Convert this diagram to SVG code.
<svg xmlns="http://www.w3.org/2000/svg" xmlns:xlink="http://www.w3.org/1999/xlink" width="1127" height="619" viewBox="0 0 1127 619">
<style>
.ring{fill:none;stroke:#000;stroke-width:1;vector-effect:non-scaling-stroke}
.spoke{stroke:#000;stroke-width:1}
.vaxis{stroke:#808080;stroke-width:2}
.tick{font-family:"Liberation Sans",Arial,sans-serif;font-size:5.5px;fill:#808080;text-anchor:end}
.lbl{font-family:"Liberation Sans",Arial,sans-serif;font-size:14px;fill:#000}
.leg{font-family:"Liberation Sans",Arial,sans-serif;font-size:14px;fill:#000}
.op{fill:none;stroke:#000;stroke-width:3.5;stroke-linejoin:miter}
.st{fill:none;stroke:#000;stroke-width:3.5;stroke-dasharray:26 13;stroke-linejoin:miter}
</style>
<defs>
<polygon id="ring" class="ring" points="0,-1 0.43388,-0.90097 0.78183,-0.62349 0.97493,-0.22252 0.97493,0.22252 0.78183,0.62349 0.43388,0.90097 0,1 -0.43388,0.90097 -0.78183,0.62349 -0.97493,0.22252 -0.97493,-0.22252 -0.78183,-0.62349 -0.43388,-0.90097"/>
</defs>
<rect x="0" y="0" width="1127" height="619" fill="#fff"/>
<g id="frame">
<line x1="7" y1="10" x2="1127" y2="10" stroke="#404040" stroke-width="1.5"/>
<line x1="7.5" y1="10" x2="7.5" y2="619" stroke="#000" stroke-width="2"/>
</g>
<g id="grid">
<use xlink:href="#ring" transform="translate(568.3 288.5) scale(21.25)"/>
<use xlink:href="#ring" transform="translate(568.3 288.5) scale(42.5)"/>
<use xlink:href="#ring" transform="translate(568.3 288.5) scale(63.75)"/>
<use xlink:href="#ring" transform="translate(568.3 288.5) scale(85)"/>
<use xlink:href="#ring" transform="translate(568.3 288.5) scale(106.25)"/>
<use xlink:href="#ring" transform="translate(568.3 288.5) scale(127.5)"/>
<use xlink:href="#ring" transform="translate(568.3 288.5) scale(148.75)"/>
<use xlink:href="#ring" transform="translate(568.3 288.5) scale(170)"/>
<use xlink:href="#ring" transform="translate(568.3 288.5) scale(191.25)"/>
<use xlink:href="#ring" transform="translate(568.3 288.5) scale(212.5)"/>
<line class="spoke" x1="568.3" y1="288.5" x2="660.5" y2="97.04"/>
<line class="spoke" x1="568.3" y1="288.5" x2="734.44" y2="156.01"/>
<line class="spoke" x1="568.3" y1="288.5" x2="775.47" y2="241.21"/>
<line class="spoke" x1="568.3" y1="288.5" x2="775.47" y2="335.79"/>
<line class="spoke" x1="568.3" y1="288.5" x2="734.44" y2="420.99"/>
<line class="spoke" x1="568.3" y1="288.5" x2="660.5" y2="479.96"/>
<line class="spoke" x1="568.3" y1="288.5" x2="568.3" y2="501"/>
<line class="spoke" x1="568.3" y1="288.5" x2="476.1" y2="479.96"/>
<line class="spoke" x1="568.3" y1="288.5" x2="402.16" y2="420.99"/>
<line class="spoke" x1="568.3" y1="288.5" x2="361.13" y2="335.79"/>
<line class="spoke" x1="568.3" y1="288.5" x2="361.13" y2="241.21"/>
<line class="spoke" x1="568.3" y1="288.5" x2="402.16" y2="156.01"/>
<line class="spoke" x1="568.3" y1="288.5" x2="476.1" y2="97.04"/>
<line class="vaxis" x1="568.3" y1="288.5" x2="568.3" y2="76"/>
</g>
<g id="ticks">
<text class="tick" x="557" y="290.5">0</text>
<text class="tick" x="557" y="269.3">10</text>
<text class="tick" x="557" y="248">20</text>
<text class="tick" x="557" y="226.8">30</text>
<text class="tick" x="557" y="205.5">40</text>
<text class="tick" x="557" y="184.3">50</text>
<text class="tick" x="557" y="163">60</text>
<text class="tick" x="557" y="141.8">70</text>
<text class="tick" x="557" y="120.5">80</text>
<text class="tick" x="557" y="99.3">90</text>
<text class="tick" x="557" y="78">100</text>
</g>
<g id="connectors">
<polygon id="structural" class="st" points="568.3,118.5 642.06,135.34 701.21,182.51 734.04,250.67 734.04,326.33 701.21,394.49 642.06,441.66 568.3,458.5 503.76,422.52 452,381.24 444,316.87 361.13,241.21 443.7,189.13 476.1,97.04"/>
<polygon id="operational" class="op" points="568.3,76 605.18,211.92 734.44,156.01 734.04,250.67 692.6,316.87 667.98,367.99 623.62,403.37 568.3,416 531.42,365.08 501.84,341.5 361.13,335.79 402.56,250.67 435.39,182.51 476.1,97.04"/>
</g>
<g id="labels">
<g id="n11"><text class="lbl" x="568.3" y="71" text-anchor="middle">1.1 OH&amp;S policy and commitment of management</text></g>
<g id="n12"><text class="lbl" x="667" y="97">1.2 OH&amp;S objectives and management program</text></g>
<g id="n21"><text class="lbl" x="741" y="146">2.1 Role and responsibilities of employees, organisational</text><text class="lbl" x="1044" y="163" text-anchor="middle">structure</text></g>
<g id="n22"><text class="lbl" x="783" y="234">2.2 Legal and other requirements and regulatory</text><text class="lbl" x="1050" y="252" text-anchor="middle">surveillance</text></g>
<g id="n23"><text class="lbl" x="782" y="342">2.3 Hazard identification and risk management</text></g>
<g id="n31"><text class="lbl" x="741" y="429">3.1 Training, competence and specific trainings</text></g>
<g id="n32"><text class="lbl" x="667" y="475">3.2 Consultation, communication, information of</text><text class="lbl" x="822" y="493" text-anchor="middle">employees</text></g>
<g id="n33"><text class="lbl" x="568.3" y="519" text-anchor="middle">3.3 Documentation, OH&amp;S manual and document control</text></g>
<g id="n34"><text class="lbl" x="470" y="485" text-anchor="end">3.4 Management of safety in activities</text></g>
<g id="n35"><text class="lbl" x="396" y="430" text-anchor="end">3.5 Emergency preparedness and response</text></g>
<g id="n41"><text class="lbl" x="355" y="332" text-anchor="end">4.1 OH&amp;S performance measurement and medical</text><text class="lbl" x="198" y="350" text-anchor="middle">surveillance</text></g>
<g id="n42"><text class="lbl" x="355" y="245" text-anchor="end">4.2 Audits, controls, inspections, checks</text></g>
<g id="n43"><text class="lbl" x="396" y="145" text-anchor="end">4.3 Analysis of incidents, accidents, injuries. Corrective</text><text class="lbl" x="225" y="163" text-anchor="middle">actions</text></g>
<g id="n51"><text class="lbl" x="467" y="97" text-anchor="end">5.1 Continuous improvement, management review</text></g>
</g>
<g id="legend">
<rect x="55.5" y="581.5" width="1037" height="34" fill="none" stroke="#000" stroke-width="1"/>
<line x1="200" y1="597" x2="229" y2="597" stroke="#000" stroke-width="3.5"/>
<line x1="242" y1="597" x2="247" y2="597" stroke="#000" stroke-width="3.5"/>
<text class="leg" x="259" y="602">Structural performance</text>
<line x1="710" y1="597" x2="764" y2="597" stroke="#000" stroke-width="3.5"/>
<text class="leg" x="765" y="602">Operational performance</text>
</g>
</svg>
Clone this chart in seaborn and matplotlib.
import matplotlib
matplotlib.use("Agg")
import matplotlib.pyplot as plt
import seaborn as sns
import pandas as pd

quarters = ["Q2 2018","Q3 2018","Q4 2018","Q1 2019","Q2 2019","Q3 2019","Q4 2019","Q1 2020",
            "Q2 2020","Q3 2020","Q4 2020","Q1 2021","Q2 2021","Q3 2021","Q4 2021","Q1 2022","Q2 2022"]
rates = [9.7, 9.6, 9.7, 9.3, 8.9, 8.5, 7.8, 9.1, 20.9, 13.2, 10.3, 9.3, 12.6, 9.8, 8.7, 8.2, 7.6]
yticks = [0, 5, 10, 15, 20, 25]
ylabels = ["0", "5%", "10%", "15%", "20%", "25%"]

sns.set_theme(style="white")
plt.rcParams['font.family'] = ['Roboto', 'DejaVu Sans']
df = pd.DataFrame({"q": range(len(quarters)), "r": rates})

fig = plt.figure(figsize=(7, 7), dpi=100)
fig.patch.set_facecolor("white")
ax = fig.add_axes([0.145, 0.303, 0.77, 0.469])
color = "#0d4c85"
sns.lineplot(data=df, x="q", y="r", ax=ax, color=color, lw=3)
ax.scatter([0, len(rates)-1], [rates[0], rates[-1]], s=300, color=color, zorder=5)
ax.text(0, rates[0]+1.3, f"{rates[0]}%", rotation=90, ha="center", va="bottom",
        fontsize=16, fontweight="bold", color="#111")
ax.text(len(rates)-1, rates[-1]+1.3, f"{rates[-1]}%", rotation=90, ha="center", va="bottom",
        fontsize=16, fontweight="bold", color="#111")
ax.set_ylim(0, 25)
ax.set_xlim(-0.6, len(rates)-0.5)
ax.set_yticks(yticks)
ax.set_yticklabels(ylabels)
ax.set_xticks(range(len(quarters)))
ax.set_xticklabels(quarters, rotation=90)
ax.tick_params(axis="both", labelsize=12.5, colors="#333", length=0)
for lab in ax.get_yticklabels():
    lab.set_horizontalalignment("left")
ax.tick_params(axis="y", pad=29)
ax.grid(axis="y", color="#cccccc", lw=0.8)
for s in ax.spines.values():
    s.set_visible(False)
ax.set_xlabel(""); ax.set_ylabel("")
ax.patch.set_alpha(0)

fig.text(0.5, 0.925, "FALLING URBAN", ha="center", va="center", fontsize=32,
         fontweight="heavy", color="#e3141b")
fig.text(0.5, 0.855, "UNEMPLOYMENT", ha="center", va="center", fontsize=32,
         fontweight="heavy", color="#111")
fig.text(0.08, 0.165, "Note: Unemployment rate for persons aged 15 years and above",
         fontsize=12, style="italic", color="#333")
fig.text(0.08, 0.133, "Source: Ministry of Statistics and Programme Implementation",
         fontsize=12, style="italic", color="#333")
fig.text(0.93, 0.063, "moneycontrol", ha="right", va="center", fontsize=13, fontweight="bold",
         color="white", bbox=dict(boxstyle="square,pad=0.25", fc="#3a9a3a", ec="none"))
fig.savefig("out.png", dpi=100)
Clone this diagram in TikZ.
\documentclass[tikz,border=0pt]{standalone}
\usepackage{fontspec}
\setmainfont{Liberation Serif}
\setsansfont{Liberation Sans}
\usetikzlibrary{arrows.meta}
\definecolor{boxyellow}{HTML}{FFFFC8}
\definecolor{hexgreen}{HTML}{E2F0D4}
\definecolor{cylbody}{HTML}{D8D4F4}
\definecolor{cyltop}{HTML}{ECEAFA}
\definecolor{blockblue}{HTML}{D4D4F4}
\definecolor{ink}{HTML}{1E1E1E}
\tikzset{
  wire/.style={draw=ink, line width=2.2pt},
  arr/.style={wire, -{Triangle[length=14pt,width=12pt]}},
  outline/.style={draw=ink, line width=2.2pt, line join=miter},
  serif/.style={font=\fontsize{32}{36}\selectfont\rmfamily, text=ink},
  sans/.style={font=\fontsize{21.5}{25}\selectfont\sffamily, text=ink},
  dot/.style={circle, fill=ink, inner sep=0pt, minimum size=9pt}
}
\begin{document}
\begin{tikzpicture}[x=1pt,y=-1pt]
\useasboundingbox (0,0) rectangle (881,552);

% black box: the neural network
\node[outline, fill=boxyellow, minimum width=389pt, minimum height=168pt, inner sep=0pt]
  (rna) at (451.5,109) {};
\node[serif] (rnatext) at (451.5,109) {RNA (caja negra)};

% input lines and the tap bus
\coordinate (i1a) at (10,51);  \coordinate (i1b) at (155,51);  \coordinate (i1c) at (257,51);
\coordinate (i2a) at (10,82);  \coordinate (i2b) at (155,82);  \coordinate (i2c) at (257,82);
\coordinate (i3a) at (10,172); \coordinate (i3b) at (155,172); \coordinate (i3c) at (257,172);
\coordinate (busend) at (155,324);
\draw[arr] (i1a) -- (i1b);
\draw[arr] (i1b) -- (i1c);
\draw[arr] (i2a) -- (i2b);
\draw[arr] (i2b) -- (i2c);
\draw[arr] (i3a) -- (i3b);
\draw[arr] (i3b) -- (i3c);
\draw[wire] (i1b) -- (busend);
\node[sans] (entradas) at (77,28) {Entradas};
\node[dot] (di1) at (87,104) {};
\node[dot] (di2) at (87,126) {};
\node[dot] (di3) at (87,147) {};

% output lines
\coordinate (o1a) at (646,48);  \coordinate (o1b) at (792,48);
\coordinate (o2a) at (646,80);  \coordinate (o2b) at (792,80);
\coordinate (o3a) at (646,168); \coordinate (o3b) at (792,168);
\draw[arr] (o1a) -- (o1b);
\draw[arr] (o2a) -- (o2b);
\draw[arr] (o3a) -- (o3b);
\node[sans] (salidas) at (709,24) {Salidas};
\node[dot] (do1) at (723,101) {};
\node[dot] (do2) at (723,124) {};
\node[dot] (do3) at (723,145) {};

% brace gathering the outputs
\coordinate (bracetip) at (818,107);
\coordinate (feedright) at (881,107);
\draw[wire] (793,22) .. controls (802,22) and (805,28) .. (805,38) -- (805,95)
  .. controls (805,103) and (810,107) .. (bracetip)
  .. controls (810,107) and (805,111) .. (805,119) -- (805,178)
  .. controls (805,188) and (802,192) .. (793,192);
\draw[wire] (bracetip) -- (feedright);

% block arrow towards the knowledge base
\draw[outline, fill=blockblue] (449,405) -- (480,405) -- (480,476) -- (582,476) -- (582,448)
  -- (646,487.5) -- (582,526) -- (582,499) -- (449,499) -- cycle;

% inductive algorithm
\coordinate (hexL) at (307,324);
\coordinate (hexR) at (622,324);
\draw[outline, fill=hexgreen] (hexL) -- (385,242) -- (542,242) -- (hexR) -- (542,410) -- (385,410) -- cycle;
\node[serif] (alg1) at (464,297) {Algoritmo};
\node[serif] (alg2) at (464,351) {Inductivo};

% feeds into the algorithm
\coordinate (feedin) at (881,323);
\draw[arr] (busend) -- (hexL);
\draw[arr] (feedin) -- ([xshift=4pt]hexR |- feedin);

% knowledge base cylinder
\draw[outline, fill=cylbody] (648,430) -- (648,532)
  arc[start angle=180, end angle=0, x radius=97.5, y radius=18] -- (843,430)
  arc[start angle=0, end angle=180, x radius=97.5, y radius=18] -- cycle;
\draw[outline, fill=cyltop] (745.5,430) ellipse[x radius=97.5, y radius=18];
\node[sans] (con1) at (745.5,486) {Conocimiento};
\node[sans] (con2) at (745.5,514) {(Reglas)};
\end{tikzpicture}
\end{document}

__Objective__
In the entries above, find lines with "diagram" and copy each.

__Reply to the task__
Convert this diagram to SVG code.
Clone this diagram in TikZ.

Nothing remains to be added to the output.